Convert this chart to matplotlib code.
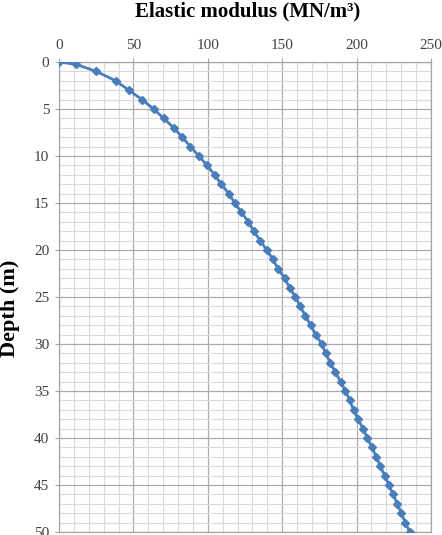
import matplotlib
matplotlib.use("Agg")
import matplotlib.pyplot as plt
from matplotlib.ticker import MultipleLocator

# Profil du module élastique avec la profondeur
depth = [0, 0.25, 1, 2, 3, 4, 5, 6, 7, 8, 9, 10, 11, 12, 13, 14, 15, 16, 17, 18, 19,
         20, 21, 22, 23, 24, 25, 26, 27, 28, 29, 30, 31, 32, 33, 34, 35, 36, 37, 38, 39,
         40, 41, 42, 43, 44, 45, 46, 47, 48, 49, 50]
modulus = [0, 11.5, 25.1, 38.1, 47.0, 55.8, 63.6, 70.4, 77.1, 82.9, 88.3, 94.1, 99.5,
           104.6, 109.0, 114.2, 118.1, 122.6, 127.3, 130.8, 135.3,
           139.6, 143.8, 147.2, 151.7, 155.0, 158.9, 162.2, 165.6, 169.2, 172.5,
           176.6, 179.2, 182.4, 185.7, 189.3, 192.5, 195.4, 198.0, 201.0, 204.3,
           207.3, 210.3, 213.3, 216.0, 218.9, 221.8, 224.5, 227.4, 230.1, 232.8, 235.7]

plt.rcParams['font.family'] = ['Liberation Serif', 'DejaVu Serif']

fig = plt.figure(figsize=(4.42, 5.35), dpi=100)
ax = fig.add_axes([0.1335, 0.0056, 0.8415, 0.8785])

ax.plot(modulus, depth, color='#4a7ebb', linewidth=2, marker='D', markersize=4.5,
        markeredgecolor='#4a7ebb', markerfacecolor='#4a7ebb', zorder=3)

ax.set_xlim(0, 250)
ax.set_ylim(50, 0)
ax.xaxis.tick_top()
ax.xaxis.set_major_locator(MultipleLocator(50))
ax.xaxis.set_minor_locator(MultipleLocator(10))
ax.yaxis.set_major_locator(MultipleLocator(5))
ax.yaxis.set_minor_locator(MultipleLocator(1))

ax.grid(which='major', color='#ababab', linewidth=0.9)
ax.grid(which='minor', color='#dadada', linewidth=0.8)
ax.set_axisbelow(True)

ax.tick_params(which='major', length=3, color='#a6a6a6', labelsize=11,
               labelcolor='#404040', pad=4)
ax.tick_params(which='minor', length=0)
for s in ax.spines.values():
    s.set_color('#a6a6a6')
    s.set_linewidth(0.9)

fig.text(0.56, 0.979, 'Elastic modulus (MN/m³)', ha='center', va='center',
         fontsize=15, fontweight='bold')
fig.text(0.023, 0.424, 'Depth (m)', ha='center', va='center', rotation=90,
         fontsize=16, fontweight='bold')

fig.savefig('out.png', dpi=100)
--------------------------------------------------
Do this: Every line of the data should be copied as it stands, without the images.

Solution:
Convert this chart to matplotlib code.
import matplotlib
matplotlib.use("Agg")
import matplotlib.pyplot as plt
from matplotlib.ticker import MultipleLocator

# Profil du module élastique avec la profondeur
depth = [0, 0.25, 1, 2, 3, 4, 5, 6, 7, 8, 9, 10, 11, 12, 13, 14, 15, 16, 17, 18, 19,
         20, 21, 22, 23, 24, 25, 26, 27, 28, 29, 30, 31, 32, 33, 34, 35, 36, 37, 38, 39,
         40, 41, 42, 43, 44, 45, 46, 47, 48, 49, 50]
modulus = [0, 11.5, 25.1, 38.1, 47.0, 55.8, 63.6, 70.4, 77.1, 82.9, 88.3, 94.1, 99.5,
           104.6, 109.0, 114.2, 118.1, 122.6, 127.3, 130.8, 135.3,
           139.6, 143.8, 147.2, 151.7, 155.0, 158.9, 162.2, 165.6, 169.2, 172.5,
           176.6, 179.2, 182.4, 185.7, 189.3, 192.5, 195.4, 198.0, 201.0, 204.3,
           207.3, 210.3, 213.3, 216.0, 218.9, 221.8, 224.5, 227.4, 230.1, 232.8, 235.7]

plt.rcParams['font.family'] = ['Liberation Serif', 'DejaVu Serif']

fig = plt.figure(figsize=(4.42, 5.35), dpi=100)
ax = fig.add_axes([0.1335, 0.0056, 0.8415, 0.8785])

ax.plot(modulus, depth, color='#4a7ebb', linewidth=2, marker='D', markersize=4.5,
        markeredgecolor='#4a7ebb', markerfacecolor='#4a7ebb', zorder=3)

ax.set_xlim(0, 250)
ax.set_ylim(50, 0)
ax.xaxis.tick_top()
ax.xaxis.set_major_locator(MultipleLocator(50))
ax.xaxis.set_minor_locator(MultipleLocator(10))
ax.yaxis.set_major_locator(MultipleLocator(5))
ax.yaxis.set_minor_locator(MultipleLocator(1))

ax.grid(which='major', color='#ababab', linewidth=0.9)
ax.grid(which='minor', color='#dadada', linewidth=0.8)
ax.set_axisbelow(True)

ax.tick_params(which='major', length=3, color='#a6a6a6', labelsize=11,
               labelcolor='#404040', pad=4)
ax.tick_params(which='minor', length=0)
for s in ax.spines.values():
    s.set_color('#a6a6a6')
    s.set_linewidth(0.9)

fig.text(0.56, 0.979, 'Elastic modulus (MN/m³)', ha='center', va='center',
         fontsize=15, fontweight='bold')
fig.text(0.023, 0.424, 'Depth (m)', ha='center', va='center', rotation=90,
         fontsize=16, fontweight='bold')

fig.savefig('out.png', dpi=100)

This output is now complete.